Editing and formatting re top-notch, I didn’t notice any significant glitches. Layout adheres to a printer-friendly 2-column standard with color-coded boxes for skill/combat/etc.-boxes and white background, rendering the module rather printer-friendly. The artworks range from nice b/w-pencil-drawings of the characters to fitting stock art and the cartography, as always with AaW, is formidable. The module comes with player-friendly high-res versions of all the maps. The pdf comes fully bookmarked and extensively uses nested bookmarks for maximum convenience – Two thumbs up!
When I first heard about this module, I face-palmed – with fairy-tales being as popular as they are for adaptations right now, everyone and his aunt seem to have a new, grim, dark take on the tropes, often failing miserably. cough movie cough I grew up with the original, rather bloody version of the story and honestly, never could stand most adaptations out there. And then, there is the fact that fairy-tales often make for bad, railroad adventures with clichéd plotlines and cardboard cut-out characters.

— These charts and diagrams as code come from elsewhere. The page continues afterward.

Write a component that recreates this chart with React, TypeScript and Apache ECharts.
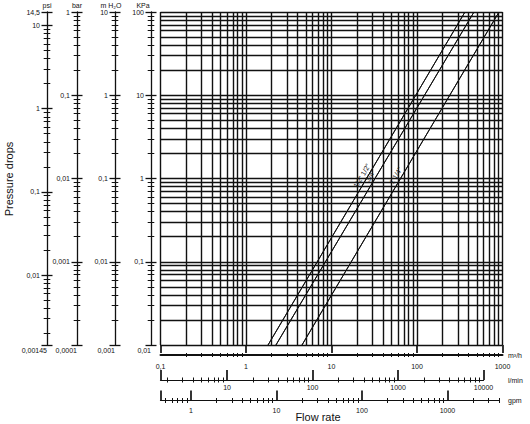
import React, { useEffect, useRef } from 'react';
import * as echarts from 'echarts';

const FONT = '"Liberation Sans Narrow", "Liberation Sans", Arial, sans-serif';
const INK = '#111111';

// ---- main chart ranges ----
const flowRange = [0.1, 1000]; // m³/h
const dropRange = [0.01, 100]; // kPa
const gridMantissas = [1, 2, 3, 4, 5, 6, 7, 8, 9];
const minorMantissas = [2, 3, 4, 5, 6, 7, 8, 9];

// ---- curves: flow (m³/h) where each line meets the bottom and top of the chart ----
const curveNames = ['1/2" 1/2"', '3/4"', '1 1/4"'];
const curveFlowAtLowDrop = [1.81, 2.24, 4.52];
const curveFlowAtHighDrop = [364, 464, 910];

// ---- pressure scales (left) ----
const psiTicks = [0.00145, 0.01, 0.1, 1, 10, 14.5];
const psiLabels = ['0,00145', '0,01', '0,1', '1', '10', '14,5'];
const barTicks = [0.0001, 0.001, 0.01, 0.1, 1];
const barLabels = ['0,0001', '0,001', '0,01', '0,1', '1'];
const mh2oTicks = [0.001, 0.01, 0.1, 1, 10];
const mh2oLabels = ['0,001', '0,01', '0,1', '1', '10'];
const kpaTicks = [0.01, 0.1, 1, 10, 100];
const kpaLabels = ['0,01', '0,1', '1', '10', '100'];

// ---- flow scales (bottom) ----
const m3hTicks = [0.1, 1, 10, 100, 1000];
const m3hLabels = ['0,1', '1', '10', '100', '1000'];
const lpmTicks = [1.66667, 10, 100, 1000, 10000];
const lpmLabels = ['', '10', '100', '1000', '10000'];
const gpmTicks = [0.440287, 1, 10, 100, 1000];
const gpmLabels = ['', '1', '10', '100', '1000'];
const m3hEnd = 1000;
const lpmEnd = 10000;
const gpmEnd = 4000;

// ---- layout ----
const PLOT = { left: 160.5, top: 12, width: 342, height: 333 };
const LEFT_MAJ = 5.5;
const LEFT_MIN = 3.3;
const UNIT_X = 508;

const pressureScales = [
  { name: 'psi', ticks: psiTicks, labels: psiLabels, x: 47, nameShift: 0 },
  { name: 'bar', ticks: barTicks, labels: barLabels, x: 77, nameShift: 0 },
  { name: 'm H₂O', ticks: mh2oTicks, labels: mh2oLabels, x: 115, nameShift: 4 },
  { name: 'KPa', ticks: kpaTicks, labels: kpaLabels, x: 151, nameShift: 8 },
];

const flowScales = [
  { name: 'm³/h', ticks: m3hTicks, labels: m3hLabels, max: m3hEnd, y: 355, maj: 4, mn: 2, lineW: 2, margin: 7.5 },
  { name: 'l/min', ticks: lpmTicks, labels: lpmLabels, max: lpmEnd, y: 380, maj: 5, mn: 2.5, lineW: 1.2, margin: 4 },
  { name: 'gpm', ticks: gpmTicks, labels: gpmLabels, max: gpmEnd, y: 400.5, maj: 5, mn: 2.5, lineW: 1.2, margin: 6.5 },
];

function decadeValues(min: number, max: number, mant: number[]) {
  const out: number[] = [];
  for (let e = Math.floor(Math.log10(min)) - 1; e <= Math.ceil(Math.log10(max)); e++) {
    for (const m of mant) {
      const v = Number((m * Math.pow(10, e)).toPrecision(8));
      if (v >= min * (1 - 1e-6) && v <= max * (1 + 1e-6)) out.push(v);
    }
  }
  return out;
}

function minorsFor(ticks: number[], min: number, max: number) {
  return decadeValues(min, max, minorMantissas).filter(
    (v) => !ticks.some((t) => Math.abs(Math.log10(v) - Math.log10(t)) < 0.01)
  );
}

function labelFor(ticks: number[], labels: string[]) {
  return (v: number) => {
    let bi = 0;
    let bd = Infinity;
    ticks.forEach((t, i) => {
      const d = Math.abs(Math.log10(v) - Math.log10(t));
      if (d < bd) {
        bd = d;
        bi = i;
      }
    });
    return labels[bi];
  };
}

function buildOption() {
  const txt = { color: INK, fontFamily: FONT, fontSize: 7 };
  const decadePx = PLOT.width / Math.log10(flowRange[1] / flowRange[0]);

  const grids: any[] = [
    { left: PLOT.left, top: PLOT.top, width: PLOT.width, height: PLOT.height, outerBoundsMode: 'none', containLabel: false },
  ];
  const xAxes: any[] = [
    { type: 'log', gridIndex: 0, min: flowRange[0], max: flowRange[1], show: false },
  ];
  const yAxes: any[] = [
    { type: 'log', gridIndex: 0, min: dropRange[0], max: dropRange[1], show: false },
  ];

  // left pressure scales
  pressureScales.forEach((s) => {
    const min = s.ticks[0];
    const max = s.ticks[s.ticks.length - 1];
    const fmt = labelFor(s.ticks, s.labels);
    const minors = minorsFor(s.ticks, min, max);
    const base = {
      type: 'log',
      gridIndex: 0,
      position: 'left',
      min,
      max,
      splitLine: { show: false },
      minorTick: { show: false },
      minorSplitLine: { show: false },
    };
    yAxes.push({
      ...base,
      offset: PLOT.left - s.x,
      axisLine: { show: true, onZero: false, lineStyle: { color: INK, width: 1.3 } },
      axisTick: { show: false },
      axisLabel: { ...txt, customValues: s.ticks.slice(1), formatter: fmt, margin: 7 },
      name: s.name,
      nameLocation: 'end',
      nameGap: 3.5,
      nameTextStyle: { ...txt, padding: [0, 2 * s.nameShift, 0, 0] },
    });
    yAxes.push({
      ...base,
      offset: PLOT.left - (s.x + LEFT_MAJ),
      axisLine: { show: false },
      axisTick: { show: true, customValues: s.ticks, length: 2 * LEFT_MAJ, lineStyle: { color: INK, width: 1.3 } },
      axisLabel: { ...txt, customValues: [min], formatter: fmt, margin: LEFT_MAJ, verticalAlign: 'top', padding: [2, 0, 0, 0] },
    });
    yAxes.push({
      ...base,
      offset: PLOT.left - (s.x + LEFT_MIN),
      axisLine: { show: false },
      axisTick: { show: true, customValues: minors, length: 2 * LEFT_MIN, lineStyle: { color: INK, width: 1 } },
      axisLabel: { show: false },
    });
  });

  // bottom flow scales
  flowScales.forEach((s, k) => {
    const g = k + 1;
    const min = s.ticks[0];
    const width = decadePx * Math.log10(s.max / min);
    const fmt = labelFor(s.ticks, s.labels);
    const minors = minorsFor(s.ticks, min, s.max);
    grids.push({ left: PLOT.left, top: s.y - 11, width, height: 1, outerBoundsMode: 'none', containLabel: false });
    yAxes.push({ type: 'value', gridIndex: g, show: false, min: 0, max: 1 });
    const base = {
      type: 'log',
      gridIndex: g,
      position: 'bottom',
      min,
      max: s.max,
      splitLine: { show: false },
      minorTick: { show: false },
    };
    xAxes.push({
      ...base,
      offset: 10,
      axisLine: { show: true, onZero: false, lineStyle: { color: INK, width: s.lineW } },
      axisTick: { show: false },
      axisLabel: {
        ...txt,
        customValues: s.ticks.filter((_, i) => s.labels[i] !== ''),
        formatter: fmt,
        margin: s.margin,
      },
      name: s.name,
      nameLocation: 'end',
      nameGap: UNIT_X - (PLOT.left + width),
      nameTextStyle: { ...txt, align: 'left', verticalAlign: 'middle' },
    });
    xAxes.push({
      ...base,
      offset: 10 - s.maj,
      axisLine: { show: false },
      axisTick: { show: true, customValues: s.ticks, length: 2 * s.maj, lineStyle: { color: INK, width: 1.7 } },
      axisLabel: { show: false },
    });
    xAxes.push({
      ...base,
      offset: 10 - s.mn,
      axisLine: { show: false },
      axisTick: { show: true, customValues: minors, length: 2 * s.mn, lineStyle: { color: INK, width: 1 } },
      axisLabel: { show: false },
    });
  });

  const gridItems = [
    ...decadeValues(flowRange[0], flowRange[1], gridMantissas).map((v) => ({ xAxis: v })),
    ...decadeValues(dropRange[0], dropRange[1], gridMantissas).map((v) => ({ yAxis: v })),
  ];

  const series = curveNames.map((name, i) => ({
    type: 'line',
    name,
    xAxisIndex: 0,
    yAxisIndex: 0,
    data: [
      [curveFlowAtLowDrop[i], dropRange[0]],
      [curveFlowAtHighDrop[i], dropRange[1]],
    ],
    symbol: 'none',
    silent: true,
    z: 3,
    lineStyle: { color: INK, width: 1 },
    markLine: {
      silent: true,
      symbol: ['none', 'none'],
      lineStyle: { color: INK, width: 1.4, type: 'solid', opacity: 1 },
      label: { show: false },
      emphasis: { disabled: true },
      data: [
        ...(i === 0 ? gridItems : []),
        [
          {
            coord: [curveFlowAtLowDrop[i], dropRange[0]],
            lineStyle: { color: INK, width: 1, type: 'solid' },
            label: {
              show: true,
              position: 'insideMiddleTop',
              formatter: name,
              distance: 2,
              ...txt,
            },
          },
          { coord: [curveFlowAtHighDrop[i], dropRange[1]] },
        ],
      ],
    },
  }));

  return {
    animation: false,
    backgroundColor: '#ffffff',
    textStyle: { fontFamily: FONT },
    grid: grids,
    xAxis: xAxes,
    yAxis: yAxes,
    series,
    graphic: [
      {
        type: 'text',
        x: 9,
        y: 179,
        rotation: Math.PI / 2,
        style: {
          text: 'Pressure drops',
          fill: INK,
          fontFamily: FONT,
          fontSize: 11,
          align: 'center',
          verticalAlign: 'middle',
        },
      },
      {
        type: 'text',
        x: 318,
        y: 417,
        style: {
          text: 'Flow rate',
          fill: INK,
          fontFamily: FONT,
          fontSize: 11,
          align: 'center',
          verticalAlign: 'middle',
        },
      },
    ],
  };
}

export default function App() {
  const ref = useRef<HTMLDivElement>(null);
  useEffect(() => {
    const chart = echarts.init(ref.current as HTMLDivElement, null, { renderer: 'svg' });
    chart.setOption(buildOption() as any);
    return () => chart.dispose();
  }, []);
  return (
    <div
      ref={ref}
      style={{ position: 'fixed', left: 0, top: 0, width: 530, height: 424, background: '#fff' }}
    />
  );
}
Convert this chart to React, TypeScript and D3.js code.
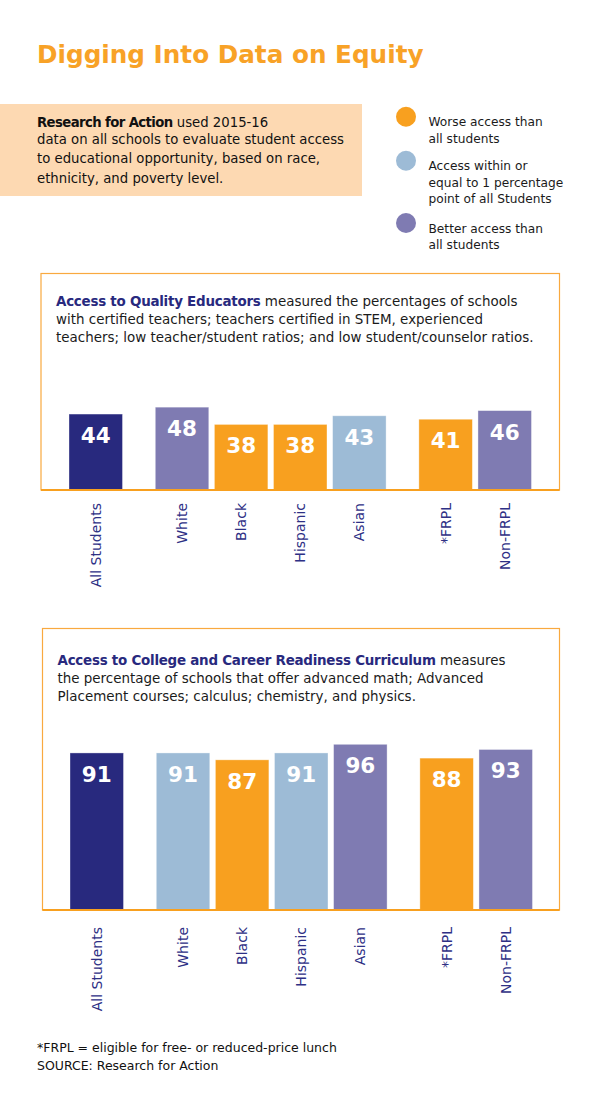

Snow-White is none of these things. Even without the mythological yarn that suffuses this adventure’s theme, we get a rather interesting module that breaks multiple conventions of how modules usually play out – from the opening to finish, we get intrigue, uncommon encounters, smart adversaries that actually act as befitting of their Int-score and most of all: A plot that is many things, but neither predictable, nor linear. The chase, the research – all ties in together nicely and makes the PCs actually work for their progress, while still having the chance of not leaving a stupefied group behind.
Yes, Snow-White is an expensive module when looking at the page-count – but authors Stephen Yeardley, Jonathan Nelson and Will Myers have created a yarn that dares to be different, offers something for all kinds of players and is refreshing, innovative and exciting to boot, resulting in one of the finest modules AaW have so far produced and in me being on the edge of my seat, looking forward to seeing whether they can maintain this level of quality in part 2. An exciting, unconventional module that works best when used by a DM with a bit of experience, Snow White Part I deserves a final verdict of 5 stars + seal of approval.